▸ **STATED GOAL**: For the entries that follow, state how many lines include the word "with", giving the number and nothing else.

------------------------------------

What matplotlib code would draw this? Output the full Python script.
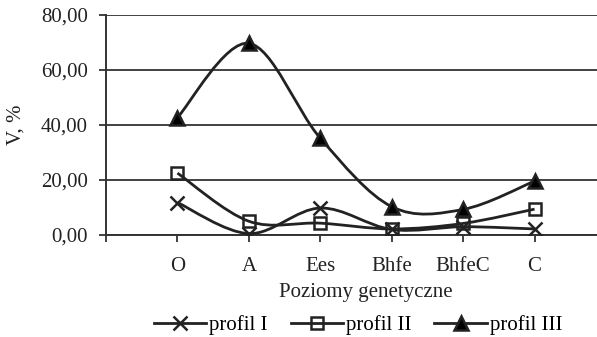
import numpy as np
import matplotlib
matplotlib.use("Agg")
import matplotlib.pyplot as plt
from matplotlib.path import Path
from matplotlib.patches import PathPatch
from matplotlib.lines import Line2D

# Data
horizons = ["O", "A", "Ees", "Bhfe", "BhfeC", "C"]
profil_1 = [11.8, 0.5, 9.8, 2.0, 3.0, 2.2]
profil_2 = [22.5, 5.0, 4.3, 2.2, 4.2, 9.4]
profil_3 = [42.7, 69.7, 35.2, 10.3, 9.3, 19.6]
yticks = [0, 20, 40, 60, 80]

plt.rcParams["font.family"] = ["Liberation Serif", "DejaVu Serif"]
plt.rcParams["font.size"] = 15


def smooth_path(x, y):
    # Excel-like smoothed line: Bezier segments with Catmull-Rom control points
    x = np.asarray(x, float)
    y = np.asarray(y, float)
    n = len(x)
    verts = [(x[0], y[0])]
    codes = [Path.MOVETO]
    for i in range(n - 1):
        p0 = np.array([x[max(i - 1, 0)], y[max(i - 1, 0)]])
        p1 = np.array([x[i], y[i]])
        p2 = np.array([x[i + 1], y[i + 1]])
        p3 = np.array([x[min(i + 2, n - 1)], y[min(i + 2, n - 1)]])
        c1 = p1 + (p2 - p0) / 6
        c2 = p2 - (p3 - p1) / 6
        verts += [tuple(c1), tuple(c2), tuple(p2)]
        codes += [Path.CURVE4] * 3
    return Path(verts, codes)


fig = plt.figure(figsize=(5.97, 3.37), dpi=100)
ax = fig.add_axes([0.1776, 0.3027, 0.8374, 0.6528])

xpos = np.arange(1, len(horizons) + 1)
series = [
    (profil_1, "x", "black", "profil I"),
    (profil_2, "s", "none", "profil II"),
    (profil_3, "^", "black", "profil III"),
]
handles = []
for vals, mk, fc, lab in series:
    ax.add_patch(PathPatch(smooth_path(xpos, vals), facecolor="none",
                           edgecolor="#222222", lw=2.0, zorder=3))
    ax.plot(xpos, vals, ls="none", marker=mk, ms=10 if mk != "s" else 9,
            mfc=fc, mec="#222222", mew=1.8, zorder=4)
    handles.append(Line2D([], [], color="#222222", lw=2.0, marker=mk,
                          ms=10 if mk != "s" else 9, mfc=fc,
                          mec="#222222", mew=1.8, label=lab))

ax.set_xlim(0, 7)
ax.set_ylim(0, 80)
ax.set_xticks(np.arange(0, 8))
ax.set_xticklabels([""] + horizons + [""])
ax.set_yticks(yticks)
ax.set_yticklabels([f"{v:.2f}".replace(".", ",") for v in yticks])
ax.grid(axis="y", color="#333333", lw=1.3)
ax.set_axisbelow(True)
for s in ["top", "right"]:
    ax.spines[s].set_visible(False)
for s in ["left", "bottom"]:
    ax.spines[s].set_color("#333333")
    ax.spines[s].set_linewidth(1.4)
ax.tick_params(axis="both", direction="out", length=5, width=1.3,
               color="#333333", labelcolor="#222222")
ax.tick_params(axis="x", pad=11)
ax.tick_params(axis="y", pad=8)
ax.set_xlabel("Poziomy genetyczne", color="#222222")
ax.xaxis.set_label_coords(0.52, -0.22)
fig.text(16 / 597, 1 - 125 / 337, "V, %", rotation=90, ha="center",
         va="center", color="#222222")

fig.legend(handles=handles, loc="center", bbox_to_anchor=(0.600, 0.035),
           ncol=3, frameon=False, handlelength=2.5, handletextpad=0.15,
           columnspacing=1.1, fontsize=15)

fig.savefig("out.png", dpi=100)
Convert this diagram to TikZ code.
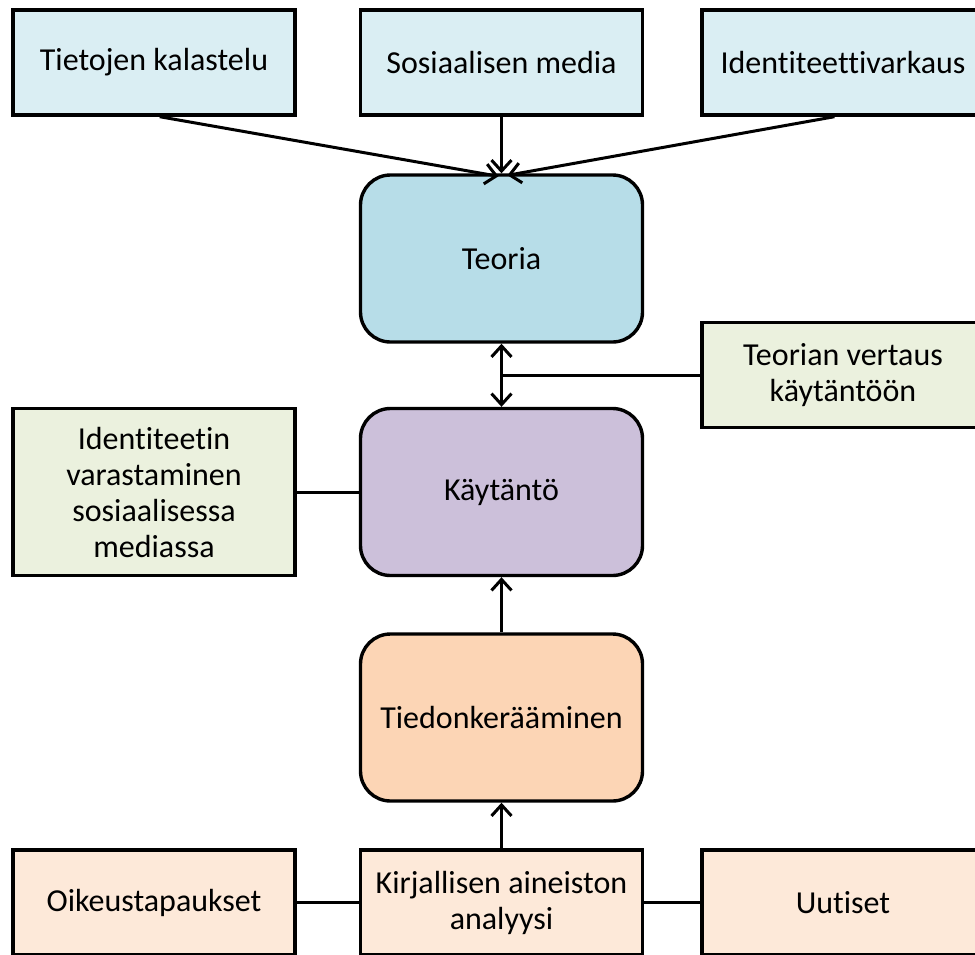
\documentclass[tikz,border=0pt]{standalone}
\usepackage{fontspec}
\setmainfont[Ligatures=NoCommon]{Carlito}
\usetikzlibrary{arrows.meta,calc}
\definecolor{topblue}{HTML}{DAEEF3}
\definecolor{theoryblue}{HTML}{B7DDE8}
\definecolor{palegreen}{HTML}{EBF1DE}
\definecolor{lilac}{HTML}{CCC0DA}
\definecolor{peach}{HTML}{FCD5B5}
\definecolor{palepeach}{HTML}{FDE9D9}
\tikzset{
  box/.style={draw=black, line width=3.4pt, minimum width=282pt, minimum height=105pt,
    inner sep=2pt, align=center, font=\fontsize{32}{36}\selectfont, text=black},
  stage/.style={box, rounded corners=30pt, minimum height=167pt},
  link/.style={line width=3pt},
  tip/.style={Straight Barb[length=11pt,width=20pt,line width=3pt]},
  arr/.style={link, -{Straight Barb[length=11pt,width=20pt,line width=3pt]}},
  darr/.style={link, {Straight Barb[length=11pt,width=20pt,line width=3pt]}-{Straight Barb[length=11pt,width=20pt,line width=3pt]}}
}
\begin{document}
\begin{tikzpicture}[x=1pt,y=-1pt]
\useasboundingbox (0,0) rectangle (975,954);
\clip (0,0) rectangle (975,954);

% top row: topics
\node[box, fill=topblue] (tk) at (154,62.5) {Tietojen kalastelu};
\node[box, fill=topblue] (sm) at (501.5,62.5) {Sosiaalisen media};
\node[box, fill=topblue] (iv) at (843,62.5) {Identiteettivarkaus};

% central column
\node[stage, fill=theoryblue] (te) at (501.5,258.5) {Teoria};
\node[stage, fill=lilac] (ka) at (501.5,492) {Käytäntö};
\node[stage, fill=peach] (ti) at (501.5,717.5) {Tiedonkerääminen};

% side boxes
\node[box, fill=palegreen] (tv) at (843,375) {Teorian vertaus\\käytäntöön};
\node[box, fill=palegreen, minimum height=167pt] (id) at (154,492)
  {Identiteetin\\varastaminen\\sosiaalisessa\\mediassa};

% bottom row: sources
\node[box, fill=palepeach] (oi) at (154,902.5) {Oikeustapaukset};
\node[box, fill=palepeach] (ki) at (501.5,902.5) {Kirjallisen aineiston\\analyysi};
\node[box, fill=palepeach] (uu) at (843,902.5) {Uutiset};

% connectors
\draw[arr] ($(tk.south west)!0.52!(tk.south east)$) -- ($(te.north)+(-3,3)$);
\draw[arr] (sm.south) -- (te.north);
\draw[arr] ($(iv.south west)!0.47!(iv.south east)$) -- ($(te.north)+(6,2)$);
\draw[darr] (te.south) -- (ka.north);
\draw[link] (tv.west) -- (tv.west -| te.south);
\draw[link] (id.east) -- (ka.west);
\draw[arr] (ti.north) -- (ka.south);
\draw[arr] (ki.north) -- (ti.south);
\draw[link] (oi.east) -- (ki.west);
\draw[link] (ki.east) -- (uu.west);
\end{tikzpicture}
\end{document}
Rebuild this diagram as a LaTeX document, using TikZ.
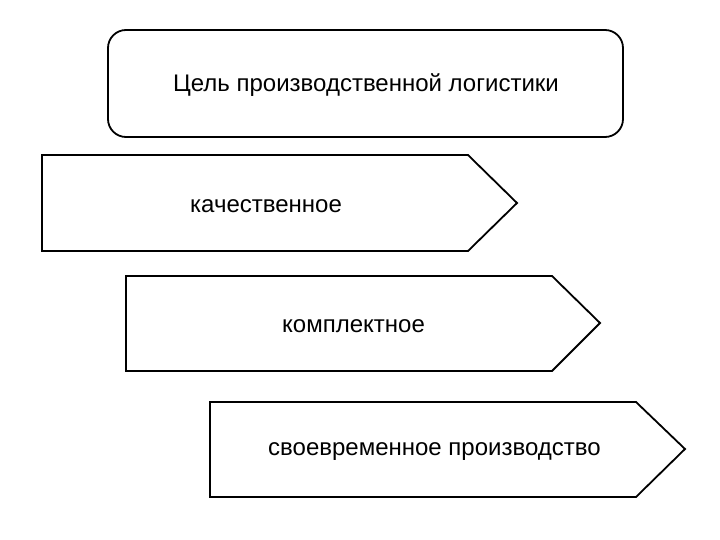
\documentclass[tikz,border=0pt]{standalone}
\usepackage{fontspec}
\setmainfont{Liberation Sans}
\begin{document}
\begin{tikzpicture}[x=1pt,y=-1pt,
  shp/.style={draw=black,line width=1.8pt,fill=white,line join=miter},
  lbl/.style={font=\fontsize{24}{28}\selectfont,inner sep=0pt}]
\useasboundingbox (0,0) rectangle (720,540);
\draw[shp,rounded corners=18pt] (108,30) rectangle (623,137);
\node[lbl] (goal) at (366,85) {Цель производственной логистики};
\draw[shp] (42,155) -- (468,155) -- (517,203) -- (468,251) -- (42,251) -- cycle;
\node[lbl,anchor=west] (a) at (190,206) {качественное};
\draw[shp] (126,276) -- (552,276) -- (600,323) -- (552,371) -- (126,371) -- cycle;
\node[lbl,anchor=west] (b) at (282,326) {комплектное};
\draw[shp] (210,402) -- (636,402) -- (685,449) -- (636,497) -- (210,497) -- cycle;
\node[lbl,anchor=west] (c) at (268,452) {своевременное производство};
\end{tikzpicture}
\end{document}
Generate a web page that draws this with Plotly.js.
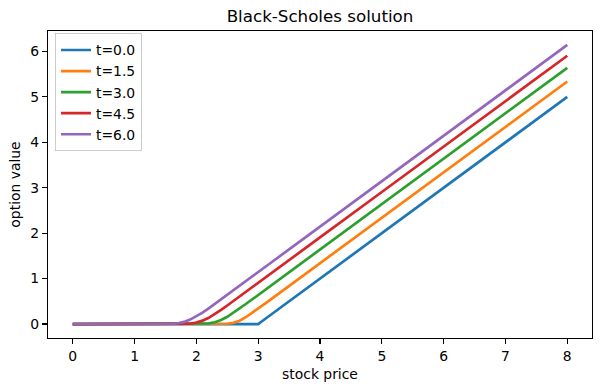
<!DOCTYPE html>
<html>
<head>
<meta charset="utf-8">
<script src="https://cdn.plot.ly/plotly-3.0.1.min.js"></script>
<style>html,body{margin:0;padding:0;background:#fff;}#chart{width:600px;height:391px;}</style>
</head>
<body>
<div id="chart"></div>
<script>
// stock price grid (x values)
const stockPrice = [0, 0.5, 1.0, 1.4, 1.5, 1.6, 1.7, 1.8, 1.9, 2.0, 2.1, 2.2, 2.3, 2.4, 2.5, 2.6, 2.7, 2.8, 2.9, 3.0, 3.1, 3.2, 3.5, 4, 5, 6, 7, 8];
// option values per time (read/estimated from the picture)
const v_t00 = [0, 0, 0, 0, 0, 0, 0, 0, 0, 0, 0, 0, 0, 0, 0, 0, 0, 0, 0, 0, 0.1, 0.2, 0.5, 1.0, 2.0, 3.0, 4.0, 5.0];
const v_t15 = [0, 0, 0, 0, 0, 0, 0, 0, 0, 0, 0, 0, 0, 0.001, 0.006, 0.027, 0.074, 0.150, 0.241, 0.340, 0.439, 0.539, 0.839, 1.339, 2.339, 3.339, 4.339, 5.339];
const v_t30 = [0, 0, 0, 0, 0, 0, 0, 0, 0, 0.001, 0.003, 0.013, 0.039, 0.088, 0.159, 0.247, 0.342, 0.441, 0.540, 0.640, 0.740, 0.840, 1.140, 1.640, 2.640, 3.640, 4.640, 5.640];
const v_t45 = [0, 0, 0, 0, 0, 0, 0, 0.003, 0.011, 0.033, 0.075, 0.138, 0.220, 0.311, 0.408, 0.507, 0.607, 0.707, 0.807, 0.907, 1.007, 1.107, 1.407, 1.907, 2.907, 3.907, 4.907, 5.907];
const v_t60 = [0, 0, 0, 0, 0.001, 0.005, 0.018, 0.047, 0.097, 0.168, 0.253, 0.347, 0.445, 0.544, 0.644, 0.744, 0.844, 0.944, 1.044, 1.144, 1.244, 1.344, 1.644, 2.144, 3.144, 4.144, 5.144, 6.144];
const seriesNames = ["t=0.0", "t=1.5", "t=3.0", "t=4.5", "t=6.0"];
const seriesValues = [v_t00, v_t15, v_t30, v_t45, v_t60];
const colors = ["#1f77b4", "#ff7f0e", "#2ca02c", "#d62728", "#9467bd"];
const xTicks = [0, 1, 2, 3, 4, 5, 6, 7, 8];
const yTicks = [0, 1, 2, 3, 4, 5, 6];

const font = "DejaVu Sans, sans-serif";
const traces = seriesValues.map((v, i) => ({
  x: stockPrice, y: v, type: "scatter", mode: "lines", name: seriesNames[i],
  line: {color: colors[i], width: 2.7}
}));

const axisCommon = {
  showgrid: false, zeroline: false, showline: true, mirror: true,
  linecolor: "#000", linewidth: 1.1, ticks: "outside", ticklen: 5,
  tickwidth: 1.1, tickcolor: "#000",
  tickfont: {family: font, size: 13.9, color: "#000"}
};

const layout = {
  width: 600, height: 391,
  margin: {l: 48, r: 8, t: 31, b: 53, pad: 0},
  paper_bgcolor: "#fff", plot_bgcolor: "#fff",
  font: {family: font, color: "#000"},
  title: {text: "Black-Scholes solution", font: {family: font, size: 16.7, color: "#000"},
          x: 0.5, xref: "paper", y: 1 - 16/391, yref: "container", yanchor: "middle"},
  xaxis: Object.assign({}, axisCommon, {
    range: [-0.4, 8.4], tickvals: xTicks, ticktext: xTicks.map(String),
    title: {text: "stock price", font: {family: font, size: 13.9, color: "#000"}, standoff: 6}
  }),
  yaxis: Object.assign({}, axisCommon, {
    range: [-0.3072, 6.4512], tickvals: yTicks, ticktext: yTicks.map(String),
    title: {text: "option value", font: {family: font, size: 13.9, color: "#000"}, standoff: 6}
  }),
  showlegend: true,
  legend: {
    x: 0.0129, y: 0.992, xanchor: "left", yanchor: "top",
    bgcolor: "rgba(255,255,255,0.8)", bordercolor: "#cccccc", borderwidth: 1,
    font: {family: font, size: 13.9, color: "#000"}, tracegroupgap: 0
  }
};

Plotly.newPlot("chart", traces, layout, {displayModeBar: false, staticPlot: true});
</script>
</body>
</html>
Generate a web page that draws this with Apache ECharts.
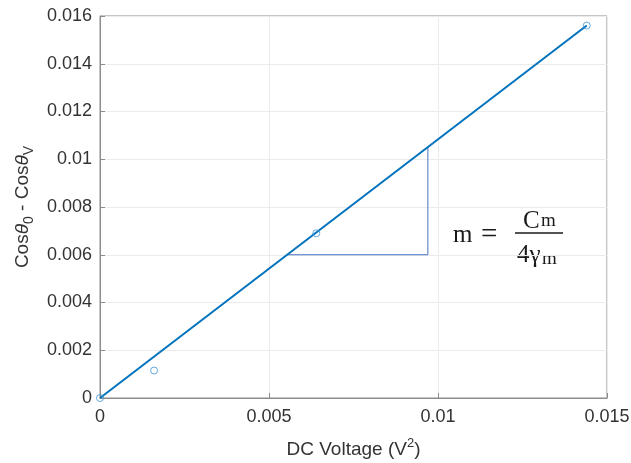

------------------------------------

▸ **RESPONSE**: 3